_Task brief:_
Exactly reproduce the lines of the listing below from the one containing "Generate a Python" through the one containing "ax2 = fig.add_axes([0.5866, 0.1656, 0.4028, 0.775])". Skip the images.

_Records for the exercise:_
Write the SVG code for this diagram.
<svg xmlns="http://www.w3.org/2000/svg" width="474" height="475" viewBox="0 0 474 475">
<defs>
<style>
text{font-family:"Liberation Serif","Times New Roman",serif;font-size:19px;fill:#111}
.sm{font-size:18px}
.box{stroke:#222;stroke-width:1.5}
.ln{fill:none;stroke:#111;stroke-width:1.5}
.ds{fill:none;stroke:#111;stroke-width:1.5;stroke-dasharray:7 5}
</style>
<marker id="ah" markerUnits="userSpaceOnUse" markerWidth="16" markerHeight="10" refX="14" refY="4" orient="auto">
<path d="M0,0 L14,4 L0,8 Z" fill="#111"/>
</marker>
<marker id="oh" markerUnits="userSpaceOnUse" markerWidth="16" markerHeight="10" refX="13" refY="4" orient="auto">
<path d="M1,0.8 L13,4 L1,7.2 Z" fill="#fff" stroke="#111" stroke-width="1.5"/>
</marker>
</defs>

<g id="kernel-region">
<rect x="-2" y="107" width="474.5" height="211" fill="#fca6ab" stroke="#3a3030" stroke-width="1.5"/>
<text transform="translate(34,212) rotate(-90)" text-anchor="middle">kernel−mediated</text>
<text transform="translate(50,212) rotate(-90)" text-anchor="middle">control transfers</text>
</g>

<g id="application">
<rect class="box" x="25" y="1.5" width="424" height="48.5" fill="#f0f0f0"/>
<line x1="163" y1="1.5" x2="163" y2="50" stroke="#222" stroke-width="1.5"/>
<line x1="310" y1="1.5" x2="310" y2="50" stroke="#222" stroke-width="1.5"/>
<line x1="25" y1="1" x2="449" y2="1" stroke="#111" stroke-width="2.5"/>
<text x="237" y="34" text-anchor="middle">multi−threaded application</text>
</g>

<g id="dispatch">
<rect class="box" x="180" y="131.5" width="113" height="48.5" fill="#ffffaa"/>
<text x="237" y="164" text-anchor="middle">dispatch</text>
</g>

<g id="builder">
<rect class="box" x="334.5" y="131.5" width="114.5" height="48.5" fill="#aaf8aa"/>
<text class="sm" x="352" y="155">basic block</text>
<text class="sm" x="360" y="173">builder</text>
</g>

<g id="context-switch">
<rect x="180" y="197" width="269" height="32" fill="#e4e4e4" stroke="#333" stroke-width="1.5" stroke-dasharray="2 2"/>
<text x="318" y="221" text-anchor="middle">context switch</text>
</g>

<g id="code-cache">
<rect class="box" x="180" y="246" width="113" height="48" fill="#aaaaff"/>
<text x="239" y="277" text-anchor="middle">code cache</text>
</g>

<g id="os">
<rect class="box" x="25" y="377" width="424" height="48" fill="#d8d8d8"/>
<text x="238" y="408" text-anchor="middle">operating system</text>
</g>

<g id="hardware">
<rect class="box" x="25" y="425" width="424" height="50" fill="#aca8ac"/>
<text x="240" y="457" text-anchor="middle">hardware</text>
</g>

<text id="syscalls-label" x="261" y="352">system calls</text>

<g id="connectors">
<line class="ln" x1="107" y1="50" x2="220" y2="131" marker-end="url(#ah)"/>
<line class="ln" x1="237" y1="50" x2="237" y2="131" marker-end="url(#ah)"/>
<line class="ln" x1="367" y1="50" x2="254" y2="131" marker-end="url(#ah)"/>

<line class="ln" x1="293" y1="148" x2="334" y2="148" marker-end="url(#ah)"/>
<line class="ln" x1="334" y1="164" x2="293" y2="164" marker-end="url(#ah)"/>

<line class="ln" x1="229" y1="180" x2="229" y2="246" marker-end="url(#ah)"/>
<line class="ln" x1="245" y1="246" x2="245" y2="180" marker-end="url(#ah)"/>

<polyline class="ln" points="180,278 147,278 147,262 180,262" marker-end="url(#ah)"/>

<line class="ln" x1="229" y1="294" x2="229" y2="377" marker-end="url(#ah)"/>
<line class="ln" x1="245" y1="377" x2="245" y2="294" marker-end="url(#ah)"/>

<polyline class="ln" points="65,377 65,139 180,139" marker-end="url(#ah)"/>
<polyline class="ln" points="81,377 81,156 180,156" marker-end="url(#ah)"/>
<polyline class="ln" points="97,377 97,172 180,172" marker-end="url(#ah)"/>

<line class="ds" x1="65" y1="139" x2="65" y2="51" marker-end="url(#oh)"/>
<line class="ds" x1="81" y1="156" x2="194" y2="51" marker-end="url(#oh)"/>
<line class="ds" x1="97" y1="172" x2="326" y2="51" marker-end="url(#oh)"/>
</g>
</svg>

* * *

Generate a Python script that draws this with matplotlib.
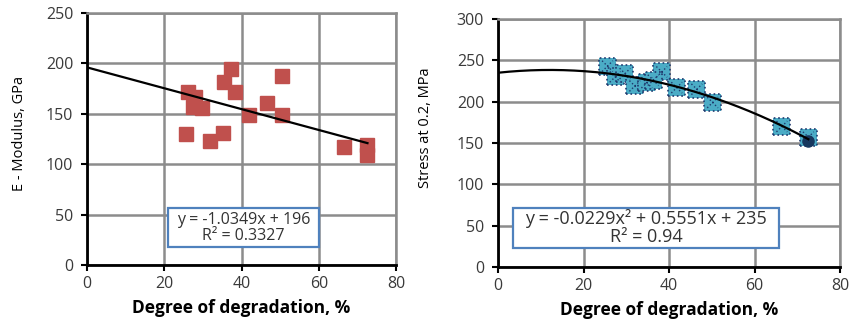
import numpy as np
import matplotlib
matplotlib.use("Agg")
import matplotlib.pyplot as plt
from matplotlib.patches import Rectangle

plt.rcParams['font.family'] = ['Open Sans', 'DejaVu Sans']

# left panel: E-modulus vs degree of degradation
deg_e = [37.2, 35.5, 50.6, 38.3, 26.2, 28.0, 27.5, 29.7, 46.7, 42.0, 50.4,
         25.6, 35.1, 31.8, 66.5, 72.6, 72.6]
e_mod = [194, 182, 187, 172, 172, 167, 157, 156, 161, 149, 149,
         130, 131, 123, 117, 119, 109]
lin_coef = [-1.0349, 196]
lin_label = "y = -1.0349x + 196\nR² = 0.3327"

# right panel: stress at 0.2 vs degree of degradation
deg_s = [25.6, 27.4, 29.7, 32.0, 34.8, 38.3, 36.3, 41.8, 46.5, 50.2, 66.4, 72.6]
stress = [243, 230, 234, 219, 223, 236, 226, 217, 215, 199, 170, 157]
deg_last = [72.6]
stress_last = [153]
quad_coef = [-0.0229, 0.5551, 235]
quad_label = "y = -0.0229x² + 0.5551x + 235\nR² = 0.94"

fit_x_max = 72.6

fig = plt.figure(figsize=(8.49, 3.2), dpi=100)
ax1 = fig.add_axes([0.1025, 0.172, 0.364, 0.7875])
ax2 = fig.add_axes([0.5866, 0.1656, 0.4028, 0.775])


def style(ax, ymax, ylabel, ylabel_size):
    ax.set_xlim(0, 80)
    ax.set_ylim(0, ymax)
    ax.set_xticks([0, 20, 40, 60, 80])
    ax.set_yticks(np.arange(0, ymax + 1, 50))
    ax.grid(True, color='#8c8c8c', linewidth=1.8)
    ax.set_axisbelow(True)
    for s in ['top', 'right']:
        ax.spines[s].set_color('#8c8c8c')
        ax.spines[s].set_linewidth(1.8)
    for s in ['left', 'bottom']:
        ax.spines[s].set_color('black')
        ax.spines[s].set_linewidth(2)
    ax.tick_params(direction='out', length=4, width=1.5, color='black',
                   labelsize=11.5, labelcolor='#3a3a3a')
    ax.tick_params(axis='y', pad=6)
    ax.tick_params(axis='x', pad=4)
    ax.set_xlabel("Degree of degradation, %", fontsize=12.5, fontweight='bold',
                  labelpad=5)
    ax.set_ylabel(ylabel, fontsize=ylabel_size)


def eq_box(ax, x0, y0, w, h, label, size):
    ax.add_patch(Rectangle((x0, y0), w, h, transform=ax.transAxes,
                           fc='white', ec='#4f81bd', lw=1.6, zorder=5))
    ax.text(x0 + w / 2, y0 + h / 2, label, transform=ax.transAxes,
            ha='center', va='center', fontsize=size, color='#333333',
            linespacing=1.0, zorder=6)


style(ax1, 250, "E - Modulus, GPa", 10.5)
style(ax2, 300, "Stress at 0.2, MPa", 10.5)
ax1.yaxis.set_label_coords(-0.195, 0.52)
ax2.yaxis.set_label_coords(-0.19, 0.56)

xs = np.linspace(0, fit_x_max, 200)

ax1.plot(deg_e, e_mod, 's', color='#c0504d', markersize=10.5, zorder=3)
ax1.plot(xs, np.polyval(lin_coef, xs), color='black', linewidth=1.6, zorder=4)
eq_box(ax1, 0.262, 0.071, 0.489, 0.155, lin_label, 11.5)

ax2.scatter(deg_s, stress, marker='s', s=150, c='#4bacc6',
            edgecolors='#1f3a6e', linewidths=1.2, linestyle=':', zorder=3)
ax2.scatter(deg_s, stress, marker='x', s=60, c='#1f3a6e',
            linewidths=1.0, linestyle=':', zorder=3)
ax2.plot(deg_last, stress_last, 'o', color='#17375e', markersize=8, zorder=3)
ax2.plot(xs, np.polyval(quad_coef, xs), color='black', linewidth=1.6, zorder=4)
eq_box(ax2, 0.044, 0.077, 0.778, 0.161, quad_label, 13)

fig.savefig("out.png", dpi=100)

_Result below:_
Generate a Python script that draws this with matplotlib.
import numpy as np
import matplotlib
matplotlib.use("Agg")
import matplotlib.pyplot as plt
from matplotlib.patches import Rectangle

plt.rcParams['font.family'] = ['Open Sans', 'DejaVu Sans']

# left panel: E-modulus vs degree of degradation
deg_e = [37.2, 35.5, 50.6, 38.3, 26.2, 28.0, 27.5, 29.7, 46.7, 42.0, 50.4,
         25.6, 35.1, 31.8, 66.5, 72.6, 72.6]
e_mod = [194, 182, 187, 172, 172, 167, 157, 156, 161, 149, 149,
         130, 131, 123, 117, 119, 109]
lin_coef = [-1.0349, 196]
lin_label = "y = -1.0349x + 196\nR² = 0.3327"

# right panel: stress at 0.2 vs degree of degradation
deg_s = [25.6, 27.4, 29.7, 32.0, 34.8, 38.3, 36.3, 41.8, 46.5, 50.2, 66.4, 72.6]
stress = [243, 230, 234, 219, 223, 236, 226, 217, 215, 199, 170, 157]
deg_last = [72.6]
stress_last = [153]
quad_coef = [-0.0229, 0.5551, 235]
quad_label = "y = -0.0229x² + 0.5551x + 235\nR² = 0.94"

fit_x_max = 72.6

fig = plt.figure(figsize=(8.49, 3.2), dpi=100)
ax1 = fig.add_axes([0.1025, 0.172, 0.364, 0.7875])
ax2 = fig.add_axes([0.5866, 0.1656, 0.4028, 0.775])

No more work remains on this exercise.